Comprehensive Analysis
As an exploration-stage company, Bezant Resources currently generates no revenue and is therefore unprofitable, posting a net loss of -£1.02M in its latest fiscal year. This is typical for its sector, where value is derived from the potential of mineral assets rather than current earnings. The company's financial strategy revolves around managing expenses and securing funding to advance its projects towards a future production stage.
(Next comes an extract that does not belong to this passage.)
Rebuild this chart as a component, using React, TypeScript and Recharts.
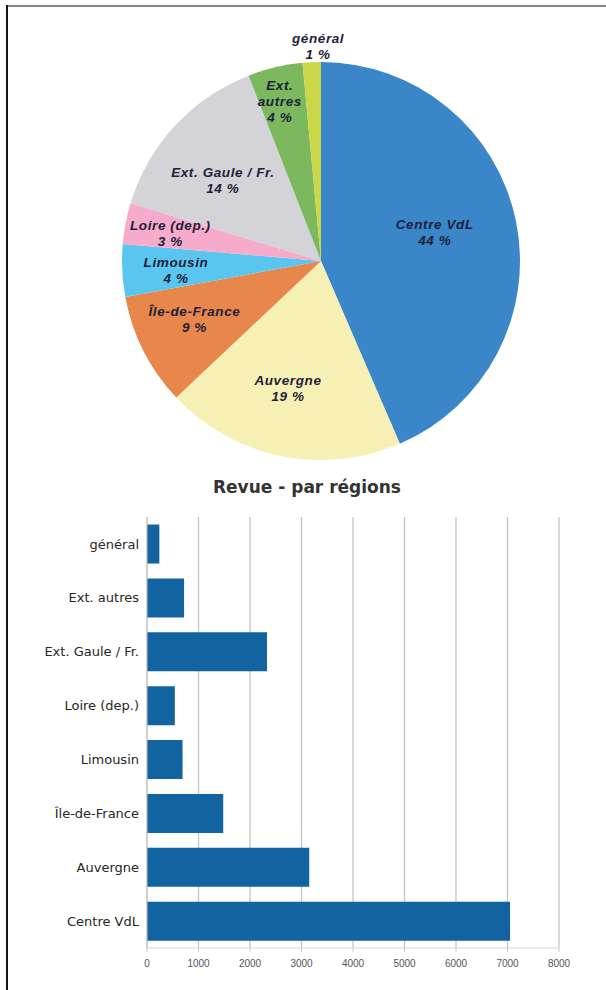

The company's balance sheet reveals a precarious financial situation. On the positive side, its leverage is low, with total debt of £0.62M resulting in a debt-to-equity ratio of 0.12. However, this is heavily overshadowed by a severe liquidity crisis. Bezant holds only £0.09M in cash against £1.23M in current liabilities, leading to negative working capital of -£1.09M. A current ratio of just 0.12 is a significant red flag, indicating the company cannot meet its short-term obligations with its current assets.
The cash flow statement confirms this dependency on external financing. The company burned through £0.56M in its operations and £0.37M in investments (capital expenditures) in the last year, resulting in a negative free cash flow of -£0.93M. To cover this shortfall, Bezant raised £0.46M by issuing new common stock. This cycle of burning cash and issuing shares to stay afloat is a key risk for investors, as it constantly dilutes their ownership stake.
Overall, Bezant's financial foundation appears very risky. The low debt level provides little comfort in the face of a critical cash shortage, ongoing losses, and a business model that relies on continuous shareholder dilution. The company's ability to continue as a going concern is entirely dependent on its ability to successfully and repeatedly raise capital from the market, making any investment highly speculative.